CSA = $$2 \times \frac{22}{7} \times \frac{21}{2} \times 40$$
Now, we can cancel out common factors:
The '$$2$$' from the factor '$$2$$' and the '$$2$$' in the denominator of '$$\frac{21}{2}$$' cancel each other.
The '$$7$$' in the denominator cancels with '$$21$$' in the numerator, leaving '$$3$$' (since $$21 \div 7 = 3$$).
So the expression becomes:
CSA = $$22 \times 3 \times 40$$
First, multiply $$22 \times 3 = 66$$.
Then, multiply $$66 \times 40$$:
$$66 \times 4 = 264$$
So, $$66 \times 40 = 2640$$
Therefore, the curved surface area of the cylinder is $$2640 \text{ cm}^2$$.

**step5** Calculating the Volume of the Cylinder

The formula for the volume (V) of a cylinder is $$\pi \times \text{radius}^2 \times \text{height}$$. Again, we will use $$\pi = \frac{22}{7}$$.

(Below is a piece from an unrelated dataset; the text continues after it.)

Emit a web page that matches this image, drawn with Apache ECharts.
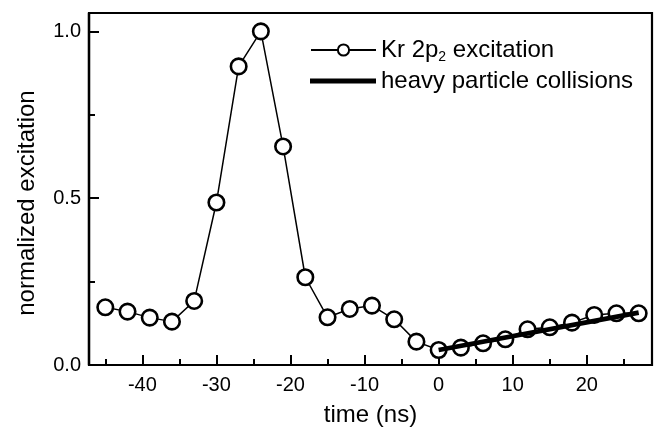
<!DOCTYPE html>
<html>
<head>
<meta charset="utf-8">
<script src="https://cdn.jsdelivr.net/npm/echarts@6/dist/echarts.min.js"></script>
<style>html,body{margin:0;padding:0;background:#fff}#c{width:659px;height:432px}</style>
</head>
<body>
<div id="c"></div>
<script>
const times = [-45,-42,-39,-36,-33,-30,-27,-24,-21,-18,-15,-12,-9,-6,-3,0,3,6,9,12,15,18,21,24,27];
const krValues = [0.173,0.160,0.142,0.130,0.192,0.487,0.895,1.0,0.655,0.263,0.143,0.168,0.178,0.137,0.070,0.045,0.052,0.065,0.077,0.107,0.113,0.127,0.150,0.155,0.155];
const heavyTimes = [0,27];
const heavyValues = [0.045,0.157];
const xMajorTicks = [-40,-30,-20,-10,0,10,20];
const xMinorTicks = [-45,-35,-25,-15,-5,5,15,25];
const yMajorTicks = [0,0.5,1.0];
const yMinorTicks = [0.25,0.75];

const FONT = '"Liberation Sans", Arial, Helvetica, sans-serif';
const X_MIN = -47.2, X_MAX = 28.8, Y_MIN = 0, Y_MAX = 1.055;

const chart = echarts.init(document.getElementById('c'), null, {renderer:'canvas'});

function xAxisDef(ticks, len, showLabels, name) {
  return {
    type:'value', min:X_MIN, max:X_MAX, position:'bottom',
    name: name || '', nameLocation:'middle', nameGap:38,
    nameTextStyle:{fontFamily:FONT, fontSize:24, color:'#000', letterSpacing:-0.3},
    axisLine:{show:true, onZero:false, lineStyle:{color:'#000', width:2.2}},
    axisTick:{show:true, inside:true, length:len, lineStyle:{color:'#000', width:2}, customValues:ticks},
    axisLabel:{show:showLabels, customValues:ticks, margin:10, fontFamily:FONT, fontSize:20, color:'#000', letterSpacing:-0.3},
    splitLine:{show:false}
  };
}
function yAxisDef(ticks, len, showLabels, name) {
  return {
    type:'value', min:Y_MIN, max:Y_MAX, position:'left',
    name: name || '', nameLocation:'middle', nameGap:50,
    nameTextStyle:{fontFamily:FONT, fontSize:24, color:'#000', letterSpacing:-0.5, padding:[0,28,0,0]},
    axisLine:{show:true, onZero:false, lineStyle:{color:'#000', width:2.2}},
    axisTick:{show:true, inside:true, length:len, lineStyle:{color:'#000', width:2}, customValues:ticks},
    axisLabel:{show:showLabels, customValues:ticks, margin:8, fontFamily:FONT, fontSize:20, color:'#000', letterSpacing:-0.3,
      formatter:v => v.toFixed(1)},
    splitLine:{show:false}
  };
}

const legendText = {fontFamily:FONT, fontSize:24, lineHeight:28, color:'#000', letterSpacing:-0.45,
  rich:{sub:{fontFamily:FONT, fontSize:14, color:'#000', verticalAlign:'bottom', lineHeight:28, padding:[12,0,0,0]}}};

chart.setOption({
  animation:false,
  backgroundColor:'#fff',
  grid:{left:89, right:7, top:13, bottom:67, show:true, borderColor:'#000', borderWidth:2.2, backgroundColor:'transparent'},
  xAxis:[
    xAxisDef(xMajorTicks, 10, true, 'time (ns)'),
    xAxisDef(xMinorTicks, 6, false)
  ],
  yAxis:[
    yAxisDef(yMajorTicks, 10, true, 'normalized excitation'),
    yAxisDef(yMinorTicks, 6, false)
  ],
  legend:[
    {data:['kr'], left:310, top:36, padding:0, itemWidth:65, itemHeight:14, itemGap:0,
     textStyle:legendText, formatter:() => 'Kr 2p{sub|2} excitation'},
    {data:[{name:'heavy', icon:'rect'}], left:310, top:67, padding:0, itemWidth:66, itemHeight:5, itemGap:0,
     textStyle:legendText, formatter:() => 'heavy particle collisions'}
  ],
  series:[
    {
      name:'kr', type:'line', xAxisIndex:0, yAxisIndex:0,
      data: times.map((t,i) => [t, krValues[i]]),
      symbol:'circle', symbolSize:15.5,
      lineStyle:{color:'#000', width:1.5},
      itemStyle:{color:'#fff', borderColor:'#000', borderWidth:2.6},
      z:3
    },
    {
      name:'heavy', type:'line', xAxisIndex:0, yAxisIndex:0,
      data: heavyTimes.map((t,i) => [t, heavyValues[i]]),
      symbol:'none', showSymbol:false,
      lineStyle:{color:'#000', width:4.8},
      itemStyle:{color:'#000'},
      z:4
    }
  ]
});
</script>
</body>
</html>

Radius ($$r$$) = $$10.5 \text{ cm}$$
Height ($$H$$) = $$40 \text{ cm}$$
Volume (V) = $$\frac{22}{7} \times (10.5)^2 \times 40$$
Volume (V) = $$\frac{22}{7} \times (10.5 \times 10.5) \times 40$$
Express $$10.5$$ as $$\frac{21}{2}$$ for easier calculation:
Volume (V) = $$\frac{22}{7} \times \frac{21}{2} \times \frac{21}{2} \times 40$$
Now, we cancel out common factors:
The '$$7$$' in the denominator cancels with one '$$21$$' in the numerator, leaving '$$3$$' (since $$21 \div 7 = 3$$).
One '$$2$$' in the denominator cancels with '$$22$$' in the numerator, leaving '$$11$$' (since $$22 \div 2 = 11$$).
The other '$$2$$' in the denominator cancels with '$$40$$' in the numerator, leaving '$$20$$' (since $$40 \div 2 = 20$$).
So the expression becomes:
Volume (V) = $$11 \times 3 \times 21 \times 20$$
Let's multiply these numbers step-by-step:
$$11 \times 3 = 33$$
$$21 \times 20 = 420$$
Now, multiply the results: $$33 \times 420$$
To calculate $$33 \times 420$$:
$$33 \times 420 = 33 \times (400 + 20)$$
$$ = (33 \times 400) + (33 \times 20)$$
$$ = 13200 + 660$$
$$ = 13860$$
Therefore, the volume of the cylinder is $$13860 \text{ cm}^3$$.